Ownership history and legal documents
[8] Over the past 50 years a series of land transactions and legal documents have affected the ownership of the lands and the water pipe easement. Not all are relevant to the current dispute. I will set out below the ones that are.
(1) The 1966 document
[9] In approximately 1966 the then-owners of Parcel A and Parcel B agreed in writing (the "1966 Document") to permit the owner of Parcel B to install a water line across Parcel A to draw water from the lake. The galvanized water pipe (that has now failed) was installed as a result.
[10] The 1966 Document was never registered on title to either parcel. It cannot be located and thus was not in evidence.
(2) The 1968 Document
[11] In 1968, the then-owners of Parcels A and B signed a document (the “1968 Document") by which they agreed that the water pipe could be “left in its present position” and the owners of Parcel B would be permitted to draw water from the lake.
[12] The 1968 Document contained the following features:
a) the owners of Parcel B had the right to enter onto Parcel A to make any repairs to the pipe, provided that they would repair any damage done to Parcel A as a result;
b) the owners of Parcel B were to pay $10 annually “in each and every year during the currency of this agreement."
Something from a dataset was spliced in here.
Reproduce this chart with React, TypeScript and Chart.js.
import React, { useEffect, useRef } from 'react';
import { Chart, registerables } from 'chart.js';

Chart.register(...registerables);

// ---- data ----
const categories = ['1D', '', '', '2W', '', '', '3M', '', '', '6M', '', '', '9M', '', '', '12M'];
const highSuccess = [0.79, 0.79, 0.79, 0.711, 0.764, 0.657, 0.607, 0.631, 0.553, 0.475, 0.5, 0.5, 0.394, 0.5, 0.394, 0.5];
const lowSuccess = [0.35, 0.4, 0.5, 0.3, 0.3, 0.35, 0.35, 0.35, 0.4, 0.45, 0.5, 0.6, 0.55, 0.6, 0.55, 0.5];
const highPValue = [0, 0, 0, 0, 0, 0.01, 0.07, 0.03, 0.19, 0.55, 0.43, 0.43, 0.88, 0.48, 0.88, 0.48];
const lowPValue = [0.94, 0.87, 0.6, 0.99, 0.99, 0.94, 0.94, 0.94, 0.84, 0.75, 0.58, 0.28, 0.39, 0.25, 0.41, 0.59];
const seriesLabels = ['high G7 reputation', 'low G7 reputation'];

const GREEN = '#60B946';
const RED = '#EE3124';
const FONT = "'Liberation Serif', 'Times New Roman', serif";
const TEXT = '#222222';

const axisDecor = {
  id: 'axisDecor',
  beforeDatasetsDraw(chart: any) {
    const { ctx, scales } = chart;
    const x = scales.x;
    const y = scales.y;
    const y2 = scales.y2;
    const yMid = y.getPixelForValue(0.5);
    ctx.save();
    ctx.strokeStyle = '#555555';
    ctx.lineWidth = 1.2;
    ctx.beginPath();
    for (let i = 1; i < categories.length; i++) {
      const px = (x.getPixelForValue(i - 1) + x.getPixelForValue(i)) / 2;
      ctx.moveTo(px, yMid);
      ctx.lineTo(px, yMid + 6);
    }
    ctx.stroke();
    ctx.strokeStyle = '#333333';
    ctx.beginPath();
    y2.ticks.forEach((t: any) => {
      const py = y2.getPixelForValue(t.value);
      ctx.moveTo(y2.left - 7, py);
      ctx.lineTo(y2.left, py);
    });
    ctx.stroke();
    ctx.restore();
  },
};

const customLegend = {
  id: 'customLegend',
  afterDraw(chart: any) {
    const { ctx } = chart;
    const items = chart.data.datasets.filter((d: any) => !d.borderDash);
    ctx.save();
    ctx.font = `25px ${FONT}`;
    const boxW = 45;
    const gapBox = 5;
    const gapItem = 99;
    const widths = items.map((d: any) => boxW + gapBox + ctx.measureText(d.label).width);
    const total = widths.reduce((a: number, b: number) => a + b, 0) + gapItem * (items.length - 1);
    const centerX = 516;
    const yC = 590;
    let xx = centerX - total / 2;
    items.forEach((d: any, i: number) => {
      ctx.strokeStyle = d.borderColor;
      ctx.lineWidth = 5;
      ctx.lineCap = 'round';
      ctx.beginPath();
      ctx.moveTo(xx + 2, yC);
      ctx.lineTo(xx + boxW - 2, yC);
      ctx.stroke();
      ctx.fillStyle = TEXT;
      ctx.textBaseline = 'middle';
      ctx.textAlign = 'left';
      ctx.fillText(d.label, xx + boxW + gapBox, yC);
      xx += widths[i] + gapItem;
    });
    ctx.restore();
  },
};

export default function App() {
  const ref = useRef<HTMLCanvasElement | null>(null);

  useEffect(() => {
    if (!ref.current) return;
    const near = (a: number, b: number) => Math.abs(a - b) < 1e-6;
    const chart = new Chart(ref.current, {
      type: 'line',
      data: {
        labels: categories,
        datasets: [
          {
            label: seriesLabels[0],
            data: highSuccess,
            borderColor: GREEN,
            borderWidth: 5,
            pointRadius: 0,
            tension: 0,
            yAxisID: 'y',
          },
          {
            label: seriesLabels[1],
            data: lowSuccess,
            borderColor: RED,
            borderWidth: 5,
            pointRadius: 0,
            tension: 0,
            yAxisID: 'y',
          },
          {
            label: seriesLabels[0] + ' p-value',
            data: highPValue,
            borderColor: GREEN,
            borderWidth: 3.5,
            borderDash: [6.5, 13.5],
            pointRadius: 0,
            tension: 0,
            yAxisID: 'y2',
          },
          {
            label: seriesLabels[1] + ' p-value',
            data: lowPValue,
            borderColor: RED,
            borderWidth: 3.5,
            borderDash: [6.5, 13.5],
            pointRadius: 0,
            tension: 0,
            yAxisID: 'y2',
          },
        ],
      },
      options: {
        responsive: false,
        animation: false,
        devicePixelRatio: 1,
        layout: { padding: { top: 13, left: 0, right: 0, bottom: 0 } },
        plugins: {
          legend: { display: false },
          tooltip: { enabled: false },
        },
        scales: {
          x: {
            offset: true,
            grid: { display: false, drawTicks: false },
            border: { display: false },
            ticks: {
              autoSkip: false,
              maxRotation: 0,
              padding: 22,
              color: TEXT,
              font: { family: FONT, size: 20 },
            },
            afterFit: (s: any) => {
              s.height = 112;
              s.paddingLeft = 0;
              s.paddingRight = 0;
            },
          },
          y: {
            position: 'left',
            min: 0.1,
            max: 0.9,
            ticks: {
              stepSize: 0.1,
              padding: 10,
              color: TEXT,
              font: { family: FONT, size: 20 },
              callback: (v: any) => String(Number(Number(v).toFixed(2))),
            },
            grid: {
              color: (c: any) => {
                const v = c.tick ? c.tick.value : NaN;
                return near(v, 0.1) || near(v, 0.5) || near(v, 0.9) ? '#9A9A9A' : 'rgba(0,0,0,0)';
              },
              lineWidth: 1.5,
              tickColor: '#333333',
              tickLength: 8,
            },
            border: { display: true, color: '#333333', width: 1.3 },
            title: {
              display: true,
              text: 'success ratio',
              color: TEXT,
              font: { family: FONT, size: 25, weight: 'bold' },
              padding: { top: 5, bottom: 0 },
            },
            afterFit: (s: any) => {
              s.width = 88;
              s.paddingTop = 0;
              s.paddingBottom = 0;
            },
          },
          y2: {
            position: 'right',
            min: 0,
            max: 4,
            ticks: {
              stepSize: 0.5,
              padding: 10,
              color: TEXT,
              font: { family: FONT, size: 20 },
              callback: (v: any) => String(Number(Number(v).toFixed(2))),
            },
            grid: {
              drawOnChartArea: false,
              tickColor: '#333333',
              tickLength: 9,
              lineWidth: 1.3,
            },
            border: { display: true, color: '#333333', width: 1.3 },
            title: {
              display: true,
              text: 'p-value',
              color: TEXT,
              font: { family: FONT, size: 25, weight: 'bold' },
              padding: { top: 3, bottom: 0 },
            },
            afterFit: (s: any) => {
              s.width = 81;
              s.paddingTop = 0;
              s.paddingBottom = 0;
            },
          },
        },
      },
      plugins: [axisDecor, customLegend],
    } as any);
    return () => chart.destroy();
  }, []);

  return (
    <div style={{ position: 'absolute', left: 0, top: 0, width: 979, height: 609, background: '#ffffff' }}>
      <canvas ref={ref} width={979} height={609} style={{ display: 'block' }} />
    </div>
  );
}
c) it did not purport to be binding on successors and assigns.
[13] The 1968 Document was not registered formally against title to Parcel A. It was, however, deposited in the Registry Office where it was referable to Parcel A.
(3) The 1979 Document
[14] By 1979 there were new owners for each of Parcel A and Parcel B. In 1979 the then-owners signed a document entitled "Water Pipe Easement" (the "1979 Document"). The 1979 Document referenced the 1968 Document and mentioned that it “granted a water pipe easement" over Parcel A.
[15] The 1979 Document contained the following features:
a) "if [the owners of Parcel B] should have to enter on [Parcel a] to make any repairs which the [owners of Parcel A] agree that they may do, that they will repair any damage done to [Parcel a] as a result of such repairing."
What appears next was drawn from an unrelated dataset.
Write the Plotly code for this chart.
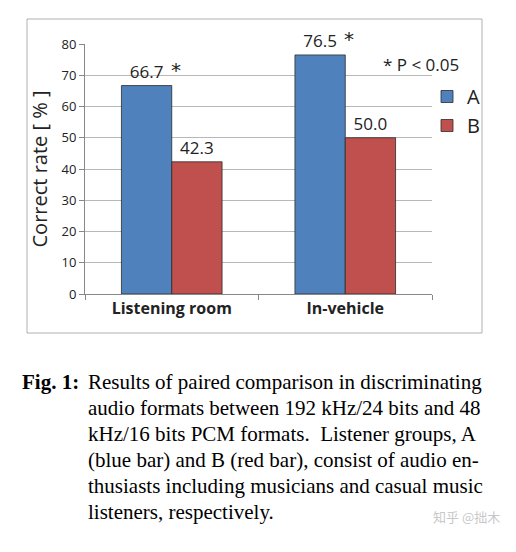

b) that the owners of Parcel B “will continue to pay for this easement the sum of $10 per year.”
c) it would enure to the benefit of and be binding on the parties' heirs, executors, administrators, successors and assigns.
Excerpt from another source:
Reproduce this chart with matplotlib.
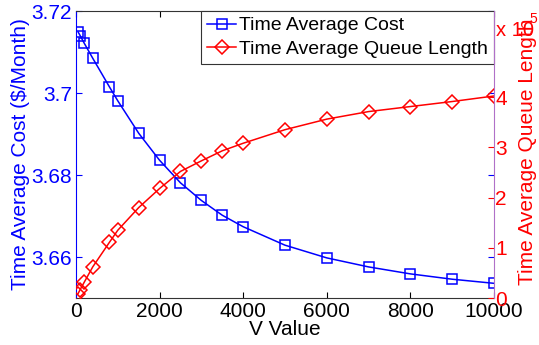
import matplotlib
matplotlib.use("Agg")
import matplotlib.pyplot as plt

plt.rcParams['font.family'] = ['Liberation Sans', 'DejaVu Sans']

V = [50, 100, 200, 400, 800, 1000, 1500, 2000, 2500, 3000, 3500, 4000,
     5000, 6000, 7000, 8000, 9000, 10000]
cost = [3.7149, 3.7140, 3.7121, 3.7085, 3.7015, 3.6981, 3.6902, 3.6836,
        3.6781, 3.6738, 3.6702, 3.6674, 3.6629, 3.6598, 3.6576, 3.6559,
        3.6546, 3.6536]
queue = [0.09, 0.17, 0.32, 0.62, 1.11, 1.35, 1.80, 2.18, 2.52, 2.73, 2.93,
         3.08, 3.35, 3.56, 3.71, 3.81, 3.91, 4.02]  # x 1e5

xticks = [0, 2000, 4000, 6000, 8000, 10000]
lticks = [3.66, 3.68, 3.70, 3.72]
lticklabels = ['3.66', '3.68', '3.7', '3.72']
rticks = [0, 1, 2, 3, 4]

fig = plt.figure(figsize=(5.39, 3.45), dpi=100)
ax = fig.add_axes([0.141, 0.136, 0.9165 - 0.141, 0.968 - 0.136])
ax2 = ax.twinx()

l1, = ax.plot(V, cost, color='#0000ff', marker='s', mfc='none', mec='#0000ff',
              ms=7, lw=1.1, mew=1.1, label='Time Average Cost')
l2, = ax2.plot(V, queue, color='#ff0000', marker='D', mfc='none', mec='#ff0000',
               ms=7, lw=1.1, mew=1.1, label='Time Average Queue Length')

ax.set_xlim(0, 10000)
ax.set_ylim(3.65, 3.72)
ax2.set_ylim(0, 5.71)
ax.set_xticks(xticks)
ax.set_xticklabels([str(t) for t in xticks])
ax.set_yticks(lticks)
ax.set_yticklabels(lticklabels)
ax2.set_yticks(rticks)
ax2.set_yticklabels([str(t) for t in rticks])

fs = 15
ax.tick_params(axis='x', direction='in', top=True, labelsize=fs, length=4, colors='black', pad=3)
ax.tick_params(axis='y', direction='in', right=True, labelsize=fs, length=4, colors='#0000ff', pad=3)
ax2.tick_params(axis='y', direction='in', labelsize=fs, length=4, colors='#ff0000', pad=1)

for s in ['top', 'bottom']:
    ax.spines[s].set_color('#333333')
ax.spines['left'].set_color('#0000ff')
ax2.spines['left'].set_visible(False)
ax2.spines['top'].set_visible(False)
ax2.spines['bottom'].set_visible(False)
ax2.spines['right'].set_color('#b070c8')
ax.spines['right'].set_visible(False)

ax.set_xlabel('V Value', fontsize=fs, labelpad=-1)
ax.set_ylabel('Time Average Cost ($/Month)', fontsize=fs, color='#0000ff', labelpad=1)
ax2.set_ylabel('Time Average Queue Length', fontsize=fs, color='#ff0000', labelpad=0)
ax2.yaxis.set_label_coords(1.058, 0.51)

fig.text(0.921, 0.885, 'x 10', color='#ff0000', fontsize=14.5, ha='left', va='bottom')
fig.text(0.982, 0.925, '5', color='#ff0000', fontsize=10, ha='left', va='bottom')

leg = ax.legend(handles=[l1, l2], loc='upper right', borderaxespad=0, fontsize=14,
                handlelength=1.5, handletextpad=0.15, borderpad=0.3, labelspacing=0.3,
                fancybox=False, framealpha=1, edgecolor='#333333')
leg.get_frame().set_linewidth(0.8)

fig.savefig('out.png', dpi=100)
[16] The 1979 document was registered on title as Instrument R147470.
(4) Subsequent changes in land ownership and registration
[17] In subsequent years, various parties came to own Parcel A and Parcel B. Mr. Abel's company, 116, purchased Parcel B in 1998. As purchased by 116, the legal description of Parcel B includes instrument R147470 – the 1979 document entitled "Water Pipe Easement".
[18] In 2010, Parcel B was transferred from the Registry system to the Land Titles system. The property description of Parcel B in the Land Titles parcel register includes R147470.
[19] The Mihaylovs purchased Parcel A in 2012. By that time Parcel A was already under the Land Titles system. The transfer to the Mihaylovs describes the property they were acquiring – Parcel A – as being "subject to R147470.”
[20] The next event of significance was the 2014 leak in the pipe, which led to Mr. Abel's actions and the present dispute.
Positions of the parties
[21] The Mihaylovs submit that the 1966 Document and the 1968 Document were, at best, licenses that were personal to the parties at the time and created no interest in Parcel A, in favour of the owners of Parcel B. They make the same submission in relation to the 1979 Document. In the alternative, they argue that the 1979 Document is invalid because it was granted in contravention of the subdivision control sections of the Planning Act. They further argue that the 1968 Document and the 1979 Document are invalid because they do not contain a legal description of the easement, as required by the Registry Act.
[22] Mr. Abel and 116 submit that both the 1968 Document and the 1979 Document contain the legal elements necessary to create an easement, and that the easement remains valid. In relation to the 1968 Document, they argue that the Planning Act subdivision control provisions had no application to the lands at the relevant time. In relation to the 1979 Document, they rely on a curative provision of the Planning Act which they say remedies any alleged violation of that Act. They further argue that the Registry Act provision relied upon by the Mihaylovs no longer applies because the properties are now registered under the Land Titles Act.
The legal elements of an easement
[23] An easement is defined in Anger & Honsberger, Law of Real Property, 3rd ed., La Forest, editor, looseleaf (Toronto: Canada Law Book, 2012) at para. 17:20 as follows:
An easement is a right which one land owner has with respect to the lands of another – either the right to do something on the other's land, or the right to prevent the other owner from using their land in the particular way. The lands which benefit from the easement are the dominant lands, and the lands over which the easement is exercised are the servient lands.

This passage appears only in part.